TO BE DONE: Provide a single number: the count of lines containing the string "script".

GIVEN RECORDS:
============================================================

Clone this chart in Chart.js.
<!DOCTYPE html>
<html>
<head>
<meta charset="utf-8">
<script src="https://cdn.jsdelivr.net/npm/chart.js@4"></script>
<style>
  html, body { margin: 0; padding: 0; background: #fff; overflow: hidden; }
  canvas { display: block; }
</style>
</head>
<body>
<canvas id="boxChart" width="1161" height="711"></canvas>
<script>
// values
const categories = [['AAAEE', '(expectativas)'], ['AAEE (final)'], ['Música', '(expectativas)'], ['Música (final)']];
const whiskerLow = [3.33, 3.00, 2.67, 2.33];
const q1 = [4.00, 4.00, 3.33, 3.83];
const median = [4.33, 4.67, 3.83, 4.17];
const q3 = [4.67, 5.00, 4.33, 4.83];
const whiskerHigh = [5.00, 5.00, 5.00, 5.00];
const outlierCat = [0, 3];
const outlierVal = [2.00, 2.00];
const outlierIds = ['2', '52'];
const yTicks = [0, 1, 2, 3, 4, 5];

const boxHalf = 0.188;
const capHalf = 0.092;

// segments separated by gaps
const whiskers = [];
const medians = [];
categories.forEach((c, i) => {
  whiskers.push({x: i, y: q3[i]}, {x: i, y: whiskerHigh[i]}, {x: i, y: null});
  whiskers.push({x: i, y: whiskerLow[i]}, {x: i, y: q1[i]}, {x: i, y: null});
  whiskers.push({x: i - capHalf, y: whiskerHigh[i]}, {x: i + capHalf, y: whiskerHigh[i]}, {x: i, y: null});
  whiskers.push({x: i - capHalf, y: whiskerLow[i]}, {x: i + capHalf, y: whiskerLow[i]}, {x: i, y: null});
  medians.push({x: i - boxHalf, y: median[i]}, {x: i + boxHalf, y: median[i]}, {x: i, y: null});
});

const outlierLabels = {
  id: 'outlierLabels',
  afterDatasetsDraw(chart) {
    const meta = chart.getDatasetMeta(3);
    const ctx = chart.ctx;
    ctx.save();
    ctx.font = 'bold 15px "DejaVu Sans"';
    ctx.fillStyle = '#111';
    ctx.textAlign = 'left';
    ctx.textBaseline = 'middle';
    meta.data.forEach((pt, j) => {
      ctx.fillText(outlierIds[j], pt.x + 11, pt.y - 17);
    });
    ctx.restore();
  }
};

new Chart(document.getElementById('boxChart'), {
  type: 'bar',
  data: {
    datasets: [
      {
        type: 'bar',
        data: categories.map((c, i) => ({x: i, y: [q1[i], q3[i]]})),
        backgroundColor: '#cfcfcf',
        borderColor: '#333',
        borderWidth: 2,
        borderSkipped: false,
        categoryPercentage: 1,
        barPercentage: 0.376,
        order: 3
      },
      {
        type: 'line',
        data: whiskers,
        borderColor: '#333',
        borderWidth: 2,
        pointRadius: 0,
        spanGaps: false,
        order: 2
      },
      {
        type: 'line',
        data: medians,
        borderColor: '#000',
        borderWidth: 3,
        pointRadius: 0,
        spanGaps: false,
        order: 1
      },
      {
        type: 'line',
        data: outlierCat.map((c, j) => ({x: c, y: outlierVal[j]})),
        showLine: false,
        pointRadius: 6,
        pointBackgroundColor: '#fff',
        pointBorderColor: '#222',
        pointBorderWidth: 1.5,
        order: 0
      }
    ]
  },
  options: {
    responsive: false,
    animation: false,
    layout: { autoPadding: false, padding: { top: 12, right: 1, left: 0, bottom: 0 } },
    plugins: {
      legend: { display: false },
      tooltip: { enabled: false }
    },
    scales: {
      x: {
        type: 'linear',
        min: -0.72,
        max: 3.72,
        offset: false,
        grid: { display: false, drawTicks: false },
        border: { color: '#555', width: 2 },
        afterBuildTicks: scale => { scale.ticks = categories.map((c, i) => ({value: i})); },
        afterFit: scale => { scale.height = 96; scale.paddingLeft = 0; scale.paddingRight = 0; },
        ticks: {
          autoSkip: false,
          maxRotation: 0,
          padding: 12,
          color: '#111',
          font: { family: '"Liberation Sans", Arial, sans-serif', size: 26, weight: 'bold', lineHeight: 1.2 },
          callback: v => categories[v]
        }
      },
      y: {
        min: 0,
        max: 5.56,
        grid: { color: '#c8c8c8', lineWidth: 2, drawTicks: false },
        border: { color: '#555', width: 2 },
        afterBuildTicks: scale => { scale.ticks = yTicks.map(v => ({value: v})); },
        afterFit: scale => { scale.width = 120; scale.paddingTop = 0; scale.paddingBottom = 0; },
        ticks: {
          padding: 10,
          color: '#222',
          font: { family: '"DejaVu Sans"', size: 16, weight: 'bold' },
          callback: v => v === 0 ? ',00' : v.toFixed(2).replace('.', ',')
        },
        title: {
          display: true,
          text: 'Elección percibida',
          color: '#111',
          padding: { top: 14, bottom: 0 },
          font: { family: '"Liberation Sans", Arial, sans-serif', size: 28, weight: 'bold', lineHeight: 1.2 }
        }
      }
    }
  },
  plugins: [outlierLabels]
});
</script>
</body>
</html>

============================================================

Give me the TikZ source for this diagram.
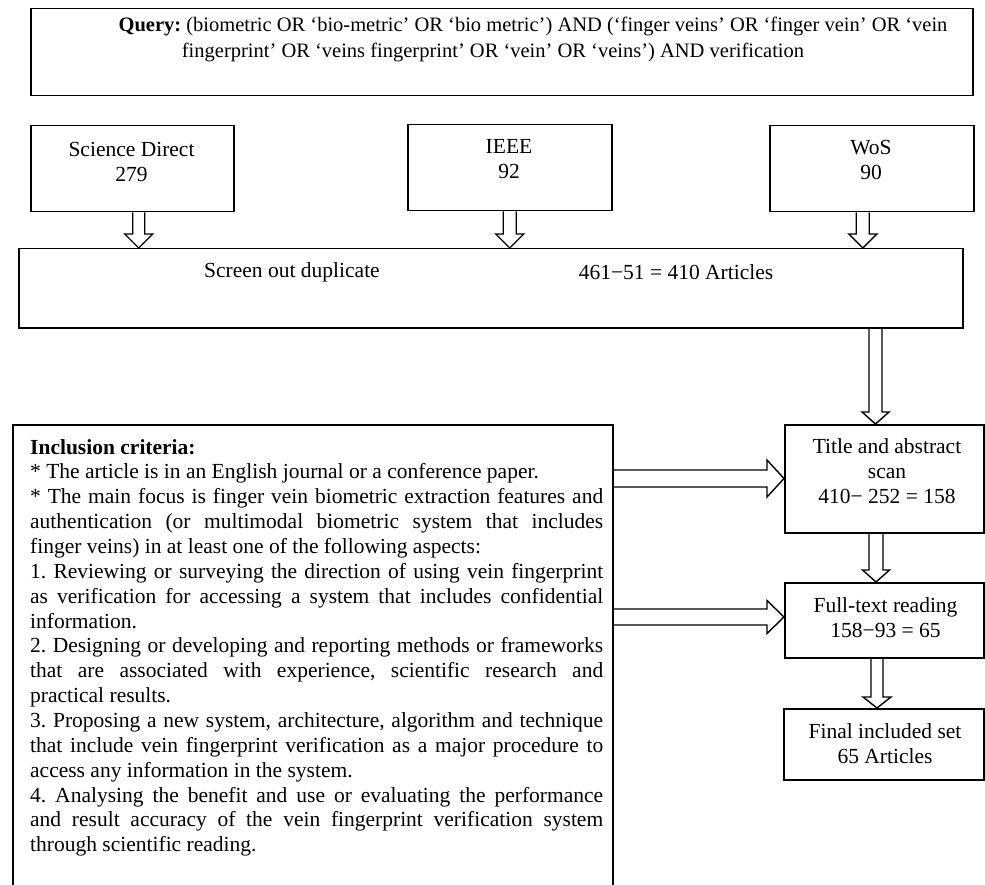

============================================================

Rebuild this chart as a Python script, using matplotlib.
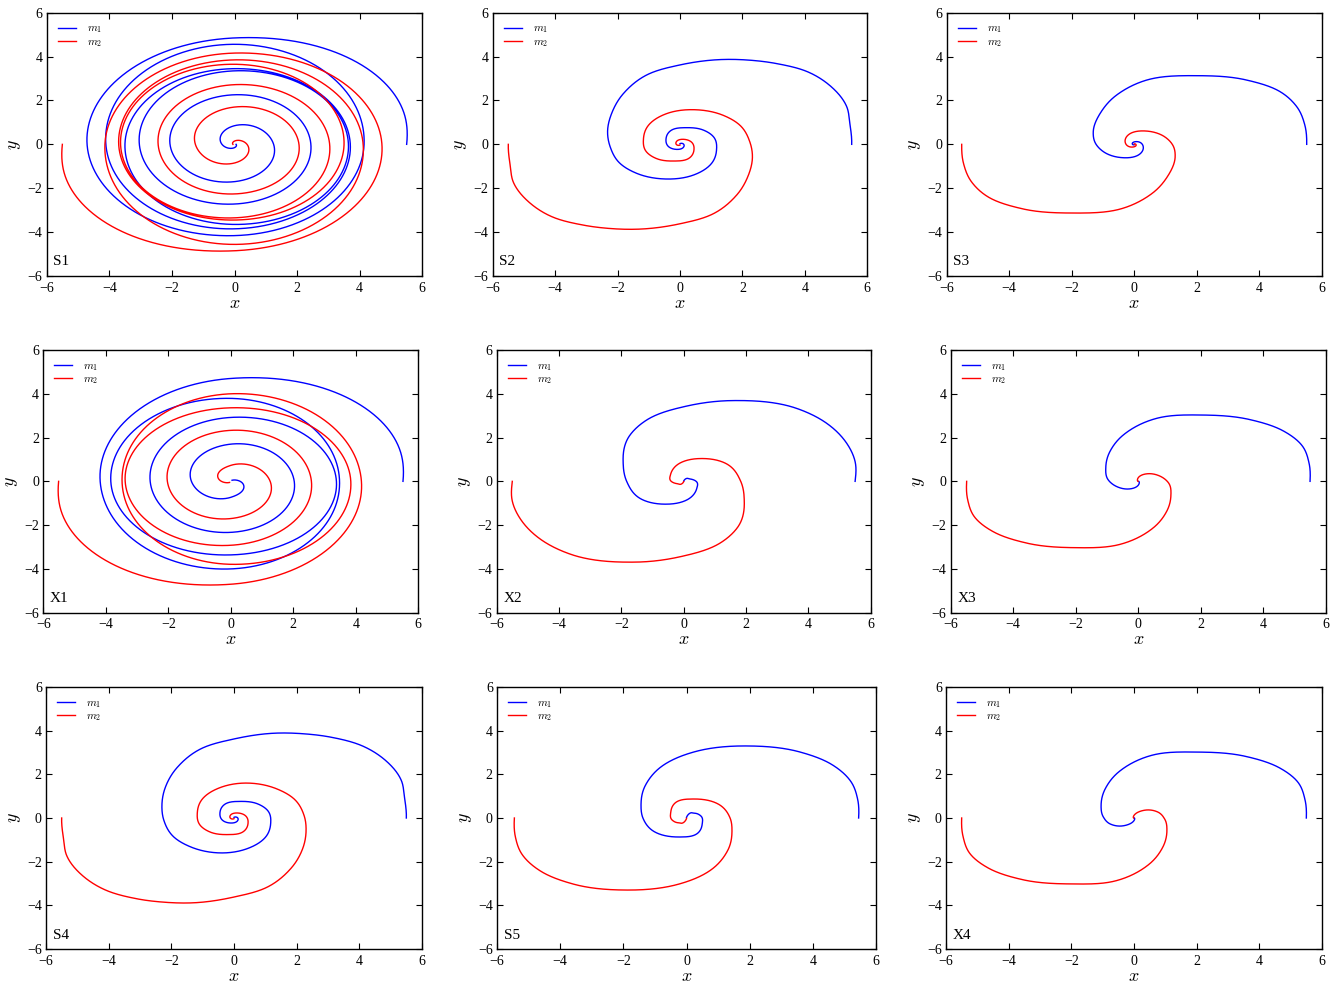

============================================================

SOLUTION TO THE EXERCISE: 4